= Bombadil Publishing =

Swedish publishing house

Bombadil Publishing is a youth-to-youth publishing house, founded in Sweden in 2007 by Marianne Rugård-Järvstråt. It operates on a franchise basis and has branches in many countries.

The company publishes both fiction and non-fiction books written by and for pre-teens, teenagers, and young adults (ages 12–26). It uses mentors and tutors, rather than traditional editors, to assist the authors in creating a quality book, and organises searches for promising authors as well as finding them through social media. The authors themselves design the covers and write the back-cover text.
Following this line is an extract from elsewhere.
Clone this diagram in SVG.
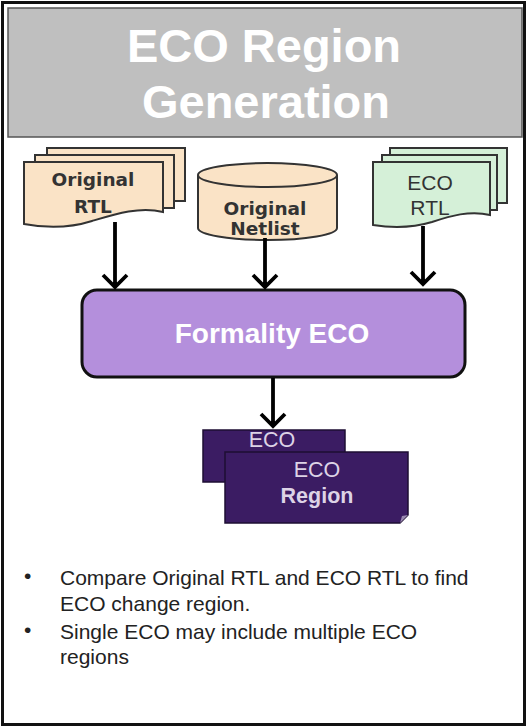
<svg xmlns="http://www.w3.org/2000/svg" width="528" height="728" viewBox="0 0 528 728">
<defs>
<style>
.doc{stroke:#333;stroke-width:2}
.peach{fill:#fae3c6}
.green{fill:#d5f0d8}
.lbl{font-family:"DejaVu Sans",sans-serif;font-weight:bold;font-size:18.5px;fill:#333;text-anchor:middle}
.lblr{font-family:"Liberation Sans",Arial,sans-serif;font-size:21px;fill:#333;text-anchor:middle}
.conn{stroke:#000;stroke-width:3.8;fill:none;stroke-linecap:butt;stroke-linejoin:miter}
.bul{font-family:"Liberation Sans",Arial,sans-serif;font-size:21px;fill:#222}
.reg{fill:#3b1c63;stroke:#1e0e33;stroke-width:1.5}
.regt{font-family:"Liberation Sans",Arial,sans-serif;font-size:21.5px;fill:#ddd3e6;text-anchor:middle}
</style>
</defs>
<rect x="0" y="0" width="528" height="728" fill="#fff"/>
<rect x="2.5" y="2.5" width="522" height="722" fill="#fff" stroke="#111" stroke-width="3"/>

<g id="title">
<rect x="8" y="8" width="514" height="129" fill="#bfbfbf" stroke="#555" stroke-width="1.5"/>
<text x="264" y="62" text-anchor="middle" font-family="Liberation Sans, Arial, sans-serif" font-weight="bold" font-size="47" fill="#fff">ECO Region</text>
<text x="266" y="118" text-anchor="middle" font-family="Liberation Sans, Arial, sans-serif" font-weight="bold" font-size="47" fill="#fff">Generation</text>
</g>

<g id="original-rtl">
<rect class="doc peach" x="47" y="148" width="138" height="53"/>
<rect class="doc peach" x="35" y="155" width="139" height="53"/>
<path class="doc peach" d="M24,162 H163 V212 C140,206 115,214 92,221 C70,228 45,228 24,224 Z"/>
<text class="lbl" x="93" y="186">Original</text>
<text class="lbl" x="93" y="213">RTL</text>
</g>

<g id="original-netlist">
<path class="doc peach" d="M198,175 V228 A69.5,12 0 0 0 337,228 V175"/>
<ellipse class="doc peach" cx="267.5" cy="175" rx="69.5" ry="12"/>
<text class="lbl" x="265" y="215">Original</text>
<text class="lbl" x="265" y="235">Netlist</text>
</g>

<g id="eco-rtl">
<rect class="doc green" x="390" y="148" width="117" height="55"/>
<rect class="doc green" x="382" y="155" width="115" height="55"/>
<path class="doc green" d="M373,162 H490 V215 C470,210 450,216 432,222 C412,228 392,228 373,225 Z"/>
<text class="lblr" x="430" y="190">ECO</text>
<text class="lblr" x="430" y="215">RTL</text>
</g>

<g id="formality-eco">
<rect x="82" y="290" width="383" height="87" rx="15" fill="#b48fdc" stroke="#111" stroke-width="3"/>
<text x="272" y="343" text-anchor="middle" font-family="Liberation Sans, Arial, sans-serif" font-weight="bold" font-size="28" fill="#fff">Formality ECO</text>
</g>

<g id="eco-region">
<rect class="reg" x="203" y="430" width="142" height="52"/>
<text class="regt" x="272" y="447">ECO</text>
<path class="reg" d="M225,452 H408 V515 L400,523 H225 Z"/>
<path d="M400,523 L402,516 L408,515 Z" fill="#9a8ab0"/>
<text class="regt" x="317" y="477">ECO</text>
<text class="regt" x="317" y="503" font-weight="bold">Region</text>
</g>

<g id="connectors">
<path class="conn" d="M115,222 V287 M103,275 L115,287 L127,275"/>
<path class="conn" d="M265,238 V287 M253,275 L265,287 L277,275"/>
<path class="conn" d="M423,226 V284 M411,272 L423,284 L435,272"/>
<path class="conn" d="M273,378 V426 M261,414 L273,426 L285,414"/>
</g>

<g id="notes">
<text class="bul" x="24" y="583">•</text>
<text class="bul" x="60" y="585">Compare Original RTL and ECO RTL to find</text>
<text class="bul" x="60" y="611">ECO change region.</text>
<text class="bul" x="24" y="637">•</text>
<text class="bul" x="60" y="639">Single ECO may include multiple ECO</text>
<text class="bul" x="60" y="664">regions</text>
</g>
</svg>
Books are marketed and sold under the single Bombadil Publishing brand, but the company is a franchise operation and has offices in many countries, including the US, the UK, India, and Latin America. After the company's foundation in 2007, major expansion began early in 2008, with eleven countries being added in November that year alone and the number of authors rising from several hundred to over 50,000 by the end of the year and to over 200,000 by the end of 2010. As of February 2010, Bombadil was publishing in 28 languages; As of September 2010, it had authors in 90 countries. Some books are published in multiple languages. Authors receive a 20% share of the price of each book sold.
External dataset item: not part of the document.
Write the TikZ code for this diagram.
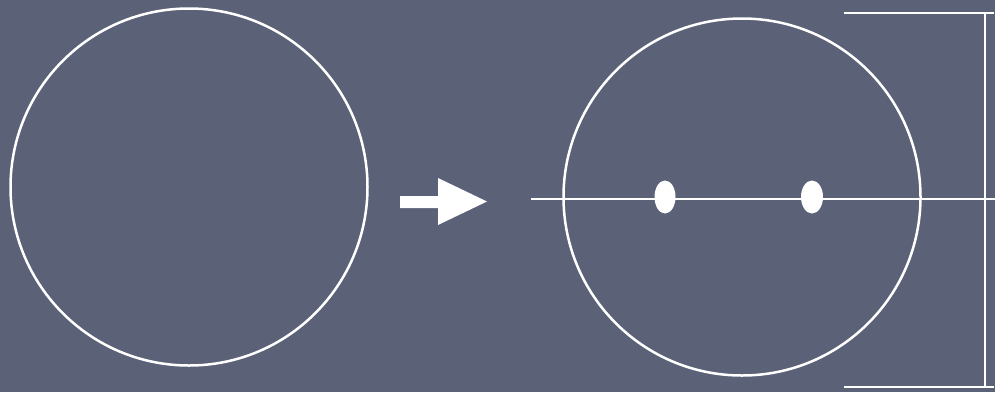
\documentclass[tikz,border=0pt]{standalone}
\definecolor{slate}{RGB}{91,98,120}
\tikzset{
  chalk/.style={draw=white, line width=2.5pt},
  chalkline/.style={draw=white, line width=2pt},
  bigcircle/.style={circle, chalk, minimum size=357pt, inner sep=0pt},
  spot/.style={ellipse, fill=white, inner sep=0pt, minimum width=21pt, minimum height=33pt}
}
\usetikzlibrary{shapes.geometric}
\begin{document}
\begin{tikzpicture}[x=1pt, y=-1pt]
  \fill[slate] (0,0) rectangle (995,392);
  \useasboundingbox (0,0) rectangle (995,392);
  % left circle
  \node[bigcircle] (c1) at (189,187) {};
  % arrow
  \fill[white] (400,196) -- (438,196) -- (438,178) -- (487,201.5) -- (438,225) -- (438,208) -- (400,208) -- cycle;
  % right circle
  \node[bigcircle] (c2) at (742,197) {};
  % horizontal line
  \coordinate (hl) at (531,199);
  \coordinate (hr) at (995,199);
  \draw[chalkline] (hl) -- (hr);
  \node[spot] (s1) at (665,197) {};
  \node[spot, minimum width=22pt] (s2) at (812,197) {};
  % bracket
  \coordinate (ta) at (844,13);
  \coordinate (tb) at (994,13);
  \coordinate (va) at (985,13);
  \coordinate (vb) at (985,387);
  \coordinate (ba) at (844,387);
  \coordinate (bb) at (994,387);
  \draw[chalkline] (ta) -- (tb);
  \draw[chalkline] (va) -- (vb);
  \draw[chalkline] (ba) -- (bb);
\end{tikzpicture}
\end{document}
The books are primarily sold on the publisher's website and advertised by word-of-mouth, although in some cases they can be bought in shops; in 2011 the company was negotiating with IKEA and ICA to have some books sold at their stores.

In El Salvador, Bombadil had difficulty securing promised token government payments to authors and in 2012 had to abandon a claim for reimbursement for 10,000 books ordered by a government ministry that were not paid for. One of the Swedish companies was put into administration on 17 February 2011 in Örebro District Court, Sweden.